The hitman kills the policeman assigned as motorcycle escort for Spivek in order to take his identity. The hitman places a bomb on the car he is escorting. Trepper, driving the car, senses something is wrong and tells Roadmaster to get the passenger out. Roadmaster and their passenger escape but Trepper's door is stuck shut and he is trapped in the vehicle when it explodes. It is revealed that he was driving a decoy vehicle and Spivek is still alive in another car with Doc, Bud, and Nikki.

They piece together information pointing them to Sir Cyril Sharpe (Michael Sinelnikoff), curator of the British Museum of World Art, and attempt to identify the person he is meeting with in their photographs.

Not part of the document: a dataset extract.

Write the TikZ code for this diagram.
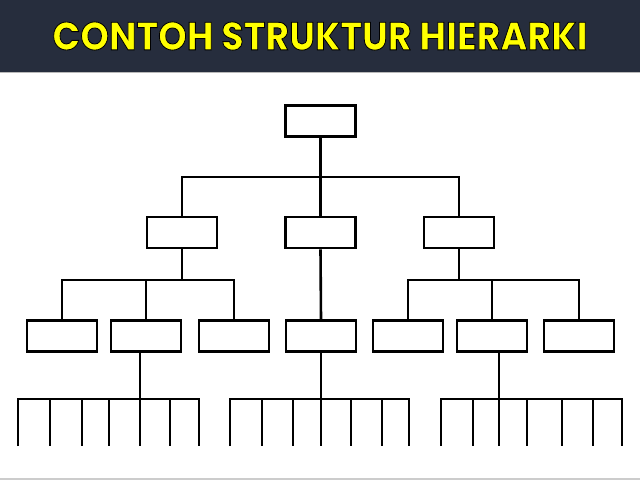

Doc recognizes a scar on the hand of the other man and identifies him as Jorge Vialobos (Eddie Velez), also known as "Carlos", a terrorist-for-hire believed to be dead.

They know Jorge works with Dieter Porzig, a German bush pilot in Angola who spends his time near the border in Mexico. They draw the hitman out of his hiding place in Mexico by sending a postcard in the same style as the burnt one they previously found, then allow him to notice the members of the C.A.T. Squad following him, causing him to gather the rest of his men together for an escape in a private plane. The C.A.T. Squad follows them and catches his men outside of the plane while Doc enters the plane and shoots Jorge in a final showdown.

At the end of the film Doc files a brief report to the Director, while "Carlos" is then shown stepping off of a bus in Mexico.

==Cast==
- Joseph Cortese as Richard "Doc" Burkholder
- Jack Youngblood as John "Roadmaster" Sommers
- Steve James as Bud Raines
- Bradley Whitford as Leon Trepper
- Patricia Charbonneau as Nikki Blake
- Barry Corbin as The Director
- Eddie Velez as "Carlos"/Jorge Vialobos
- Frank Military as Willie Darby
- Anna Maria Horsford as Mrs. Raines
- Thomas Hauff as Nolan
- Vlasta Vrána as Colbert
- John Novak as Connery
- Anne Curry as Janet
- Sam Gray as Dr. Henry Spivek

==Production==
Filming took place in Mexicali, Baja California and Montréal, Québec.

== Critical reception ==
Gannett News Service columnist Mike Hughes effusively praised the film's "crisp and intelligent" script. It was "superbly directed" with "carefully composed shots". Despite its lack of star actors, Hughes insisted that "the more you watch C.A.T. Squad, the more you admire it".